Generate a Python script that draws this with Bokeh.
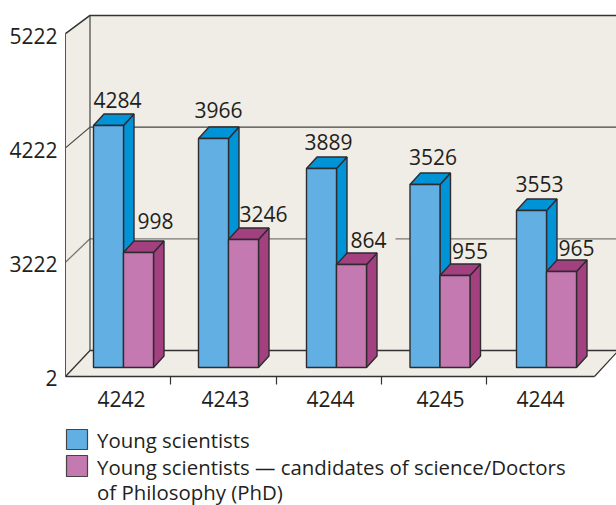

────────────────

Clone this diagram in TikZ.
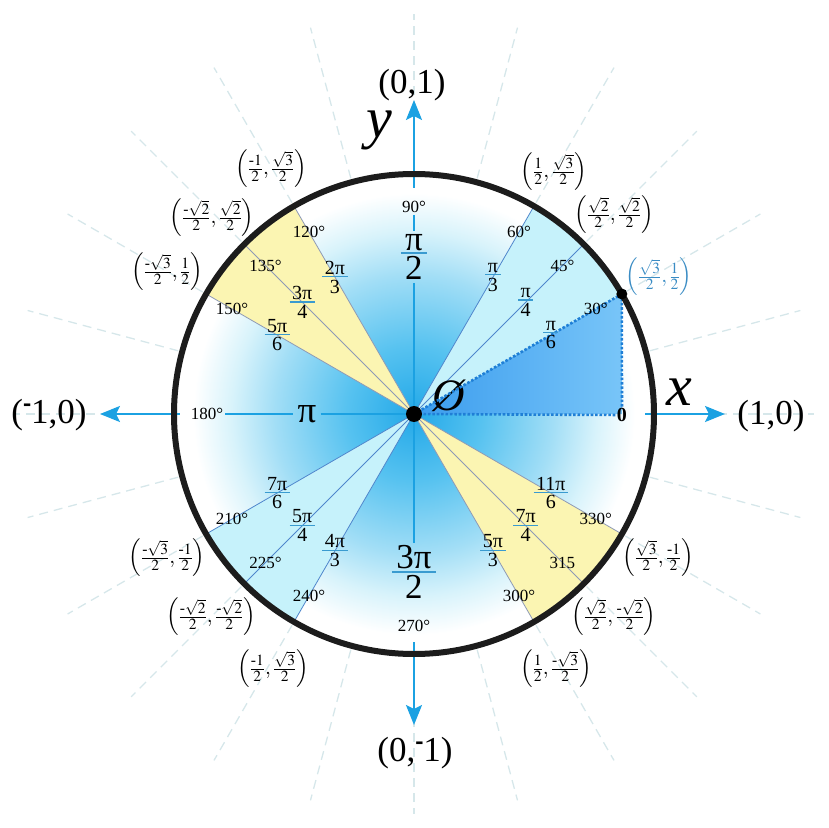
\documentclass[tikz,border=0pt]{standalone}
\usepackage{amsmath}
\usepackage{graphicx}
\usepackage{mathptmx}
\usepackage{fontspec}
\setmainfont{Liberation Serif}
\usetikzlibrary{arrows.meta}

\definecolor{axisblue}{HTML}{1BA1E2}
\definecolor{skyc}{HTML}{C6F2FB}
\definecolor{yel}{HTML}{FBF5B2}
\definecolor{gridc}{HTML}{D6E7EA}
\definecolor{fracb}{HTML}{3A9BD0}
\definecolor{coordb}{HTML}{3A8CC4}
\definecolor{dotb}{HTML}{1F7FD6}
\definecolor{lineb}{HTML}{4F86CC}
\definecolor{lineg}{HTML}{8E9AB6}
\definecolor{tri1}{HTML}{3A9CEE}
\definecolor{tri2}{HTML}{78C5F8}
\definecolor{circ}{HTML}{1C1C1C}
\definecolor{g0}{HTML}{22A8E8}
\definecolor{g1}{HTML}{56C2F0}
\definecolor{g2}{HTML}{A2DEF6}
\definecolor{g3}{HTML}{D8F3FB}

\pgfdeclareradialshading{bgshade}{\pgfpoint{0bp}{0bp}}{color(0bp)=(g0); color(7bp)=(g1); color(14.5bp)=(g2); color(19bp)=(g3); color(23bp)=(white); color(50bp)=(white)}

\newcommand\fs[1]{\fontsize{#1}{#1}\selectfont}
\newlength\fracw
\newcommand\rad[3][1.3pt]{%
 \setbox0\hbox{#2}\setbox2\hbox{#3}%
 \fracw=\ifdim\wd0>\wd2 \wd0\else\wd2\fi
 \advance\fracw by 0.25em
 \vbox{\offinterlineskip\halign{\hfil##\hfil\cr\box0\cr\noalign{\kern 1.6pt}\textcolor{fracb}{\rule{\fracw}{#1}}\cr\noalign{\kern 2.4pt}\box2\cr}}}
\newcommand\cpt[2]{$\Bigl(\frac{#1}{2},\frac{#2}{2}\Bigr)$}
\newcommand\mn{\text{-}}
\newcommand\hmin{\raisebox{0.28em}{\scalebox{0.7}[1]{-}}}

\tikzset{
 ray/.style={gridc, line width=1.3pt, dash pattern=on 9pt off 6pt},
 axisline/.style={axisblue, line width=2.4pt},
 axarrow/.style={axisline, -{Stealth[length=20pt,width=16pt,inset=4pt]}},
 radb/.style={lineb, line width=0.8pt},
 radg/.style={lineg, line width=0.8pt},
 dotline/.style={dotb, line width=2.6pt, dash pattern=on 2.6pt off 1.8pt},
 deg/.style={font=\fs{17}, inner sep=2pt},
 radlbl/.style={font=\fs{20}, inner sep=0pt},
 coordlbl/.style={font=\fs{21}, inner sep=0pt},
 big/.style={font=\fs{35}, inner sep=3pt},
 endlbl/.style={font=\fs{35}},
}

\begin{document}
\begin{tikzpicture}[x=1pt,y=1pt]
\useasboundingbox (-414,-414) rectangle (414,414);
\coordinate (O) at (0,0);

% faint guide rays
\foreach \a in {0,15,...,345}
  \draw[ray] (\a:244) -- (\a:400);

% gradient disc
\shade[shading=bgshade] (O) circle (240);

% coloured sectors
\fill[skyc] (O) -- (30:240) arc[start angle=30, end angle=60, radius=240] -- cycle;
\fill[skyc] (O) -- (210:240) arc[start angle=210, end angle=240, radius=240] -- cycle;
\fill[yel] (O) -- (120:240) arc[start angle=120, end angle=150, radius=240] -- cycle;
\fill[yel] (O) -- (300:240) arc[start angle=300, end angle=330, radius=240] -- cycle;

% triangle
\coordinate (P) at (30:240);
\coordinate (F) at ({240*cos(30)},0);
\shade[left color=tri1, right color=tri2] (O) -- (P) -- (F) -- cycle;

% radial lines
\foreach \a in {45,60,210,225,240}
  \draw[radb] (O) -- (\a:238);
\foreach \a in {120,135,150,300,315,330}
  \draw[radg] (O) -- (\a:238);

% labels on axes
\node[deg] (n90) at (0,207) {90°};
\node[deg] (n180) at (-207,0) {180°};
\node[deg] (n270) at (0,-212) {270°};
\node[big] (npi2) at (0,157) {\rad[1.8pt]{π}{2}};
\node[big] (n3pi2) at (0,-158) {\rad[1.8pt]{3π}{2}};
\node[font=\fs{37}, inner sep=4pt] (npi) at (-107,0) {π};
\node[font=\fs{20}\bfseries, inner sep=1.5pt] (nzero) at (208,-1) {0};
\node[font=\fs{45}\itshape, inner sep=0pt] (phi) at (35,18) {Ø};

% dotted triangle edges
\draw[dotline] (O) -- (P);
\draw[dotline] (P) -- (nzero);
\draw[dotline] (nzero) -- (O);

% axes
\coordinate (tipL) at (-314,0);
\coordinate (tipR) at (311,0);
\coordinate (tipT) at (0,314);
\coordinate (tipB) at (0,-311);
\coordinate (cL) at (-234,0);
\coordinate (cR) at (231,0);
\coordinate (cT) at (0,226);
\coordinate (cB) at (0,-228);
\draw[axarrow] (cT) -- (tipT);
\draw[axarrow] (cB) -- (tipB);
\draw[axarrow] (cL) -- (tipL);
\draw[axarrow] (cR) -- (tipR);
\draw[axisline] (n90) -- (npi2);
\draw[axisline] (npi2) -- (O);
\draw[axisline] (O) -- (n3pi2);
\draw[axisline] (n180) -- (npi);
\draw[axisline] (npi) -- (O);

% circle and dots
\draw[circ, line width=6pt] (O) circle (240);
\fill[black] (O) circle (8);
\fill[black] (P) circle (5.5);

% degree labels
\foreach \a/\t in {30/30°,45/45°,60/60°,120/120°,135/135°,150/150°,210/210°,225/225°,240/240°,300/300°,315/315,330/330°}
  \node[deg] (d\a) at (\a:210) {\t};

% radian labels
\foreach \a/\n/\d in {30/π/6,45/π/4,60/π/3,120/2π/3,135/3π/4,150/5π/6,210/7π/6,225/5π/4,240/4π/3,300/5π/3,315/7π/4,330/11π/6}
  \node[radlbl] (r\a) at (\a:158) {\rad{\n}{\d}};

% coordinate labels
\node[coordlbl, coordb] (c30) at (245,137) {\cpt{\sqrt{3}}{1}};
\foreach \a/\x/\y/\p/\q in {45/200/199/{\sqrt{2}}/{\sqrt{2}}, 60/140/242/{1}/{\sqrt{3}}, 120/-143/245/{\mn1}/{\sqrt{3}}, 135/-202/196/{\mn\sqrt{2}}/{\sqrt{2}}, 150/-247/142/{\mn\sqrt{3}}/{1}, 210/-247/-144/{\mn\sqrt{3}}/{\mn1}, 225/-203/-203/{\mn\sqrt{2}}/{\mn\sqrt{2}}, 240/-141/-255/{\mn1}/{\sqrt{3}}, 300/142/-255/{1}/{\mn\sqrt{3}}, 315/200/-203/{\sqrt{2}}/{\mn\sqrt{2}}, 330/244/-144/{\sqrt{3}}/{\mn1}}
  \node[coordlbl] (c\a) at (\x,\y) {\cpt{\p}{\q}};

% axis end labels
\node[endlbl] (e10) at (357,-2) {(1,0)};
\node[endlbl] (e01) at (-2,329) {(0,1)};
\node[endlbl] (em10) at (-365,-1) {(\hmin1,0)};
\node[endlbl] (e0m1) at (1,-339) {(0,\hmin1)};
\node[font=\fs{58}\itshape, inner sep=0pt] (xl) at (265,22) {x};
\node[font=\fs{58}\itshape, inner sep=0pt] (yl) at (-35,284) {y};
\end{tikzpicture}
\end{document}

────────────────

Except for the pictures, write out exactly the lines from the line that contains "Clone this diagram in TikZ." through the line that contains "color(7bp)=(g1); color(14.5bp)=(g2); color(19bp)=(g3);", including both.

__Task response__:
Clone this diagram in TikZ.
\documentclass[tikz,border=0pt]{standalone}
\usepackage{amsmath}
\usepackage{graphicx}
\usepackage{mathptmx}
\usepackage{fontspec}
\setmainfont{Liberation Serif}
\usetikzlibrary{arrows.meta}

\definecolor{axisblue}{HTML}{1BA1E2}
\definecolor{skyc}{HTML}{C6F2FB}
\definecolor{yel}{HTML}{FBF5B2}
\definecolor{gridc}{HTML}{D6E7EA}
\definecolor{fracb}{HTML}{3A9BD0}
\definecolor{coordb}{HTML}{3A8CC4}
\definecolor{dotb}{HTML}{1F7FD6}
\definecolor{lineb}{HTML}{4F86CC}
\definecolor{lineg}{HTML}{8E9AB6}
\definecolor{tri1}{HTML}{3A9CEE}
\definecolor{tri2}{HTML}{78C5F8}
\definecolor{circ}{HTML}{1C1C1C}
\definecolor{g0}{HTML}{22A8E8}
\definecolor{g1}{HTML}{56C2F0}
\definecolor{g2}{HTML}{A2DEF6}
\definecolor{g3}{HTML}{D8F3FB}

\pgfdeclareradialshading{bgshade}{\pgfpoint{0bp}{0bp}}{color(0bp)=(g0); color(7bp)=(g1); color(14.5bp)=(g2); color(19bp)=(g3); color(23bp)=(white); color(50bp)=(white)}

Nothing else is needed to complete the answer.